Data excerpt:

-----

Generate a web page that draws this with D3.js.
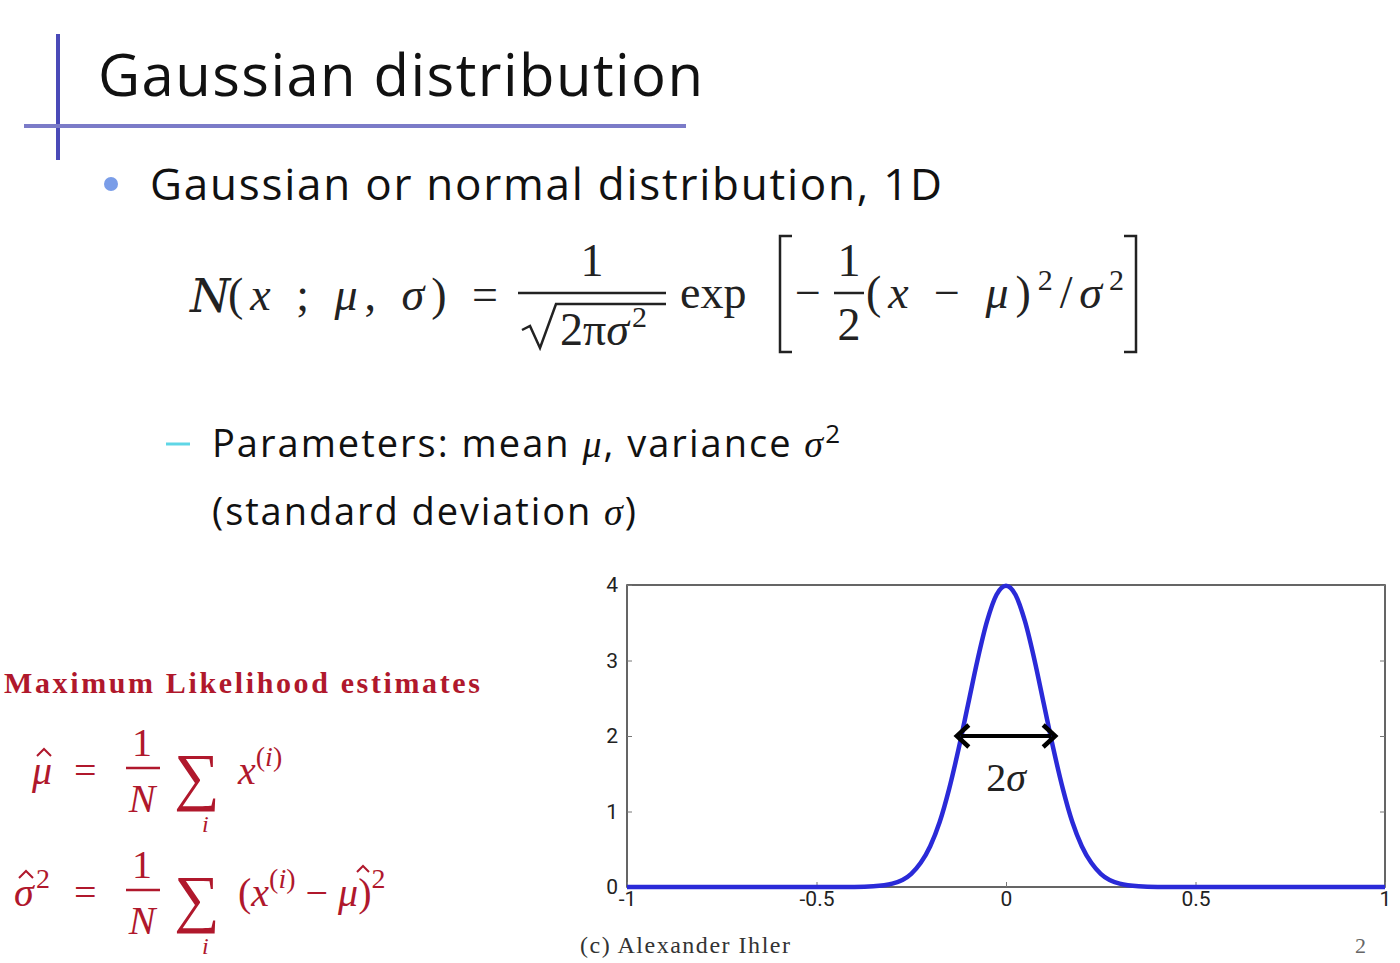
<!DOCTYPE html>
<html><head><meta charset="utf-8">
<script src="https://cdn.jsdelivr.net/npm/d3@7"></script>
<style>body{margin:0;background:#fff}svg{display:block}</style>
</head><body><svg id="c" width="1400" height="963"></svg>
<script>
// curve values (sigma about 0.1)
let xs = [-1, -0.6, -0.45, -0.4, -0.35, -0.3, -0.25, -0.225, -0.2, -0.175, -0.15, -0.125, -0.1, -0.075, -0.05, -0.025, 0,
          0.025, 0.05, 0.075, 0.1, 0.125, 0.15, 0.175, 0.2, 0.225, 0.25, 0.3, 0.35, 0.4, 0.45, 0.6, 1];
let ys = [0, 0, 0, 0.001, 0.009, 0.044, 0.175, 0.32, 0.54, 0.86, 1.30, 1.83, 2.42, 3.01, 3.52, 3.87, 3.99,
          3.87, 3.52, 3.01, 2.42, 1.83, 1.30, 0.86, 0.54, 0.32, 0.175, 0.044, 0.009, 0.001, 0, 0, 0];
let xTicks = [-1, -0.5, 0, 0.5, 1];
let xTickLabels = ['-1', '-0.5', '0', '0.5', '1'];
let yTicks = [0, 1, 2, 3, 4];
let arrowSpan = [-0.135, 0.135];
let arrowLevel = 2;

let svg = d3.select('#c');
let sans = "'Open Sans', Lato, sans-serif";
let serif = "'Liberation Serif', 'DejaVu Serif', serif";
let slate = '#4a4ab8';

// title block
svg.append('line').attr('x1', 58).attr('x2', 58).attr('y1', 34).attr('y2', 160).attr('stroke', slate).attr('stroke-width', 4);
svg.append('line').attr('x1', 24).attr('x2', 686).attr('y1', 126).attr('y2', 126).attr('stroke', '#7b7bc8').attr('stroke-width', 4);
svg.append('text').attr('x', 98).attr('y', 96).attr('font-family', sans).attr('font-size', 58).attr('fill', '#111')
  .attr('textLength', 605).attr('lengthAdjust', 'spacing').text('Gaussian distribution');

svg.append('circle').attr('cx', 111).attr('cy', 184).attr('r', 7).attr('fill', '#7a9de8');
svg.append('text').attr('x', 150).attr('y', 200).attr('font-family', sans).attr('font-size', 44).attr('fill', '#111')
  .attr('textLength', 792).attr('lengthAdjust', 'spacing').text('Gaussian or normal distribution, 1D');

// main formula
let f = svg.append('g').attr('font-family', serif).attr('font-size', 46).attr('fill', '#222');
f.append('text').attr('x', 190).attr('y', 312).attr('font-family', "'DejaVu Serif', serif").attr('font-style', 'italic').attr('font-size', 46).text('N');
f.append('text').attr('x', 228).attr('y', 310).attr('textLength', 270).attr('lengthAdjust', 'spacing')
  .html('(<tspan font-style="italic">x</tspan> ; <tspan font-style="italic">μ</tspan>, <tspan font-style="italic">σ</tspan>) =');
f.append('text').attr('x', 592).attr('y', 276).attr('text-anchor', 'middle').text('1');
f.append('line').attr('x1', 518).attr('x2', 666).attr('y1', 293).attr('y2', 293).attr('stroke', '#222').attr('stroke-width', 2.5);
f.append('path').attr('d', 'M522,330 L530,326 L540,348 L556,304 L666,304').attr('fill', 'none').attr('stroke', '#222').attr('stroke-width', 2.5);
f.append('text').attr('x', 560).attr('y', 345).html('2π<tspan font-style="italic">σ</tspan><tspan dy="-18" dx="3" font-size="30">2</tspan>');
f.append('text').attr('x', 680).attr('y', 308).text('exp');
f.append('path').attr('d', 'M792,236 L780,236 L780,352 L792,352').attr('fill', 'none').attr('stroke', '#222').attr('stroke-width', 2.5);
f.append('path').attr('d', 'M1124,236 L1136,236 L1136,352 L1124,352').attr('fill', 'none').attr('stroke', '#222').attr('stroke-width', 2.5);
f.append('text').attr('x', 795).attr('y', 308).text('−');
f.append('text').attr('x', 849).attr('y', 276).attr('text-anchor', 'middle').text('1');
f.append('line').attr('x1', 834).attr('x2', 864).attr('y1', 293).attr('y2', 293).attr('stroke', '#222').attr('stroke-width', 2.5);
f.append('text').attr('x', 849).attr('y', 340).attr('text-anchor', 'middle').text('2');
f.append('text').attr('x', 866).attr('y', 308).attr('textLength', 258).attr('lengthAdjust', 'spacing')
  .html('(<tspan font-style="italic">x</tspan> − <tspan font-style="italic">μ</tspan>)<tspan dy="-18" font-size="30">2</tspan><tspan dy="18">/</tspan><tspan font-style="italic">σ</tspan><tspan dy="-18" font-size="30">2</tspan>');

// parameters
svg.append('line').attr('x1', 166).attr('x2', 190).attr('y1', 444).attr('y2', 444).attr('stroke', '#5fd6e6').attr('stroke-width', 3);
svg.append('text').attr('x', 212).attr('y', 457).attr('font-family', sans).attr('font-size', 38).attr('fill', '#111')
  .attr('textLength', 628).attr('lengthAdjust', 'spacing')
  .html('Parameters: mean <tspan font-family="' + serif + '" font-style="italic">μ</tspan>, variance <tspan font-family="' + serif + '" font-style="italic">σ</tspan><tspan font-size="26" dy="-14">2</tspan>');
svg.append('text').attr('x', 212).attr('y', 525).attr('font-family', sans).attr('font-size', 38).attr('fill', '#111')
  .attr('textLength', 424).attr('lengthAdjust', 'spacing')
  .html('(standard deviation <tspan font-family="' + serif + '" font-style="italic">σ</tspan>)');

// ML estimates
let red = '#b0182c';
svg.append('text').attr('x', 4).attr('y', 693).attr('font-family', serif).attr('font-weight', 'bold').attr('font-size', 30).attr('fill', red)
  .attr('textLength', 476).attr('lengthAdjust', 'spacing').text('Maximum Likelihood estimates');
let m = svg.append('g').attr('font-family', serif).attr('font-size', 40).attr('fill', red);
function estimate(y0, sym, sq, rhs) {
  m.append('text').attr('x', sq ? 14 : 32).attr('y', y0).attr('font-style', 'italic').text(sym);
  m.append('path').attr('d', `M${(sq ? 14 : 32) + 5},${y0 - 28} l7,-7 l7,7`).attr('fill', 'none').attr('stroke', red).attr('stroke-width', 2);
  if (sq) m.append('text').attr('x', 36).attr('y', y0 - 18).attr('font-size', 28).text('2');
  m.append('text').attr('x', 74).attr('y', y0).text('=');
  m.append('text').attr('x', 142).attr('y', y0 - 28).attr('text-anchor', 'middle').text('1');
  m.append('line').attr('x1', 126).attr('x2', 160).attr('y1', y0 - 16).attr('y2', y0 - 16).attr('stroke', red).attr('stroke-width', 2.5);
  m.append('text').attr('x', 142).attr('y', y0 + 28).attr('text-anchor', 'middle').attr('font-style', 'italic').text('N');
  m.append('text').attr('x', 174).attr('y', y0 + 14).attr('font-size', 64).text('∑');
  m.append('text').attr('x', 202).attr('y', y0 + 48).attr('font-style', 'italic').attr('font-size', 24).text('i');
  m.append('text').attr('x', 238).attr('y', y0).html(rhs);
}
estimate(784, 'μ', false, '<tspan font-style="italic">x</tspan><tspan dy="-18" font-size="28">(<tspan font-style="italic">i</tspan>)</tspan>');
estimate(906, 'σ', true,
  '(<tspan font-style="italic">x</tspan><tspan dy="-18" font-size="28">(<tspan font-style="italic">i</tspan>)</tspan><tspan dy="18"> − </tspan><tspan font-style="italic">μ</tspan>)<tspan dy="-18" font-size="28">2</tspan>');
m.append('path').attr('d', 'M357,872 l6,-6 l6,6').attr('fill', 'none').attr('stroke', red).attr('stroke-width', 2);

// plot
let x = d3.scaleLinear().domain([-1, 1]).range([627, 1385]);
let y = d3.scaleLinear().domain([0, 4]).range([887, 585]);
let plot = svg.append('g');
plot.append('rect').attr('x', 627).attr('y', 585).attr('width', 758).attr('height', 302).attr('fill', 'none').attr('stroke', '#333').attr('stroke-width', 1.5);
plot.append('g').attr('transform', 'translate(0,887)').call(d3.axisBottom(x).tickValues(xTicks).tickFormat((d, i) => xTickLabels[i]).tickSize(-5).tickPadding(4))
  .call(g => g.select('.domain').remove())
  .selectAll('text').attr('font-family', 'Roboto, sans-serif').attr('font-size', 21).attr('fill', '#222');
plot.append('g').attr('transform', 'translate(1385,587)').call(d3.axisTop(x).tickValues(xTicks).tickFormat('').tickSize(-5)).call(g => g.select('.domain').remove());
plot.append('g').attr('transform', 'translate(627,0)').call(d3.axisLeft(y).tickValues(yTicks).tickFormat(d3.format('d')).tickSize(-5).tickPadding(9))
  .call(g => g.select('.domain').remove())
  .selectAll('text').attr('font-family', 'Roboto, sans-serif').attr('font-size', 21).attr('fill', '#222');
plot.append('g').attr('transform', 'translate(1385,0)').call(d3.axisRight(y).tickValues(yTicks).tickFormat('').tickSize(-5)).call(g => g.select('.domain').remove());
plot.selectAll('.tick line').attr('stroke', '#777');

let line = d3.line().x((d, i) => x(xs[i])).y(d => y(d)).curve(d3.curveMonotoneX);
plot.append('path').datum(ys).attr('d', line).attr('fill', 'none').attr('stroke', '#2a2ad8').attr('stroke-width', 4.5);

// 2 sigma arrow
let ay = y(arrowLevel), ax0 = x(arrowSpan[0]), ax1 = x(arrowSpan[1]);
plot.append('line').attr('x1', ax0 + 6).attr('x2', ax1 - 6).attr('y1', ay).attr('y2', ay).attr('stroke', '#000').attr('stroke-width', 4);
plot.append('path').attr('d', `M${ax0 + 14},${ay - 11} L${ax0 + 2},${ay} L${ax0 + 14},${ay + 11}`).attr('fill', 'none').attr('stroke', '#000').attr('stroke-width', 4.5);
plot.append('path').attr('d', `M${ax1 - 14},${ay - 11} L${ax1 - 2},${ay} L${ax1 - 14},${ay + 11}`).attr('fill', 'none').attr('stroke', '#000').attr('stroke-width', 4.5);
plot.append('text').attr('x', x(0)).attr('y', ay + 55).attr('text-anchor', 'middle').attr('font-family', serif).attr('font-size', 40).attr('fill', '#222')
  .html('2<tspan font-style="italic">σ</tspan>');

// footer
svg.append('text').attr('x', 580).attr('y', 953).attr('font-family', serif).attr('font-size', 24).attr('fill', '#333')
  .attr('textLength', 210).attr('lengthAdjust', 'spacing').text('(c) Alexander Ihler');
svg.append('text').attr('x', 1355).attr('y', 953).attr('font-family', serif).attr('font-size', 22).attr('fill', '#666').text('2');
</script></body></html>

-----

Given task: Repeat the listing above from its first line through the line that contains "let arrowLevel = 2;", both included, and nothing more. Drop the pictures.

Result:
Generate a web page that draws this with D3.js.
<!DOCTYPE html>
<html><head><meta charset="utf-8">
<script src="https://cdn.jsdelivr.net/npm/d3@7"></script>
<style>body{margin:0;background:#fff}svg{display:block}</style>
</head><body><svg id="c" width="1400" height="963"></svg>
<script>
// curve values (sigma about 0.1)
let xs = [-1, -0.6, -0.45, -0.4, -0.35, -0.3, -0.25, -0.225, -0.2, -0.175, -0.15, -0.125, -0.1, -0.075, -0.05, -0.025, 0,
          0.025, 0.05, 0.075, 0.1, 0.125, 0.15, 0.175, 0.2, 0.225, 0.25, 0.3, 0.35, 0.4, 0.45, 0.6, 1];
let ys = [0, 0, 0, 0.001, 0.009, 0.044, 0.175, 0.32, 0.54, 0.86, 1.30, 1.83, 2.42, 3.01, 3.52, 3.87, 3.99,
          3.87, 3.52, 3.01, 2.42, 1.83, 1.30, 0.86, 0.54, 0.32, 0.175, 0.044, 0.009, 0.001, 0, 0, 0];
let xTicks = [-1, -0.5, 0, 0.5, 1];
let xTickLabels = ['-1', '-0.5', '0', '0.5', '1'];
let yTicks = [0, 1, 2, 3, 4];
let arrowSpan = [-0.135, 0.135];
let arrowLevel = 2;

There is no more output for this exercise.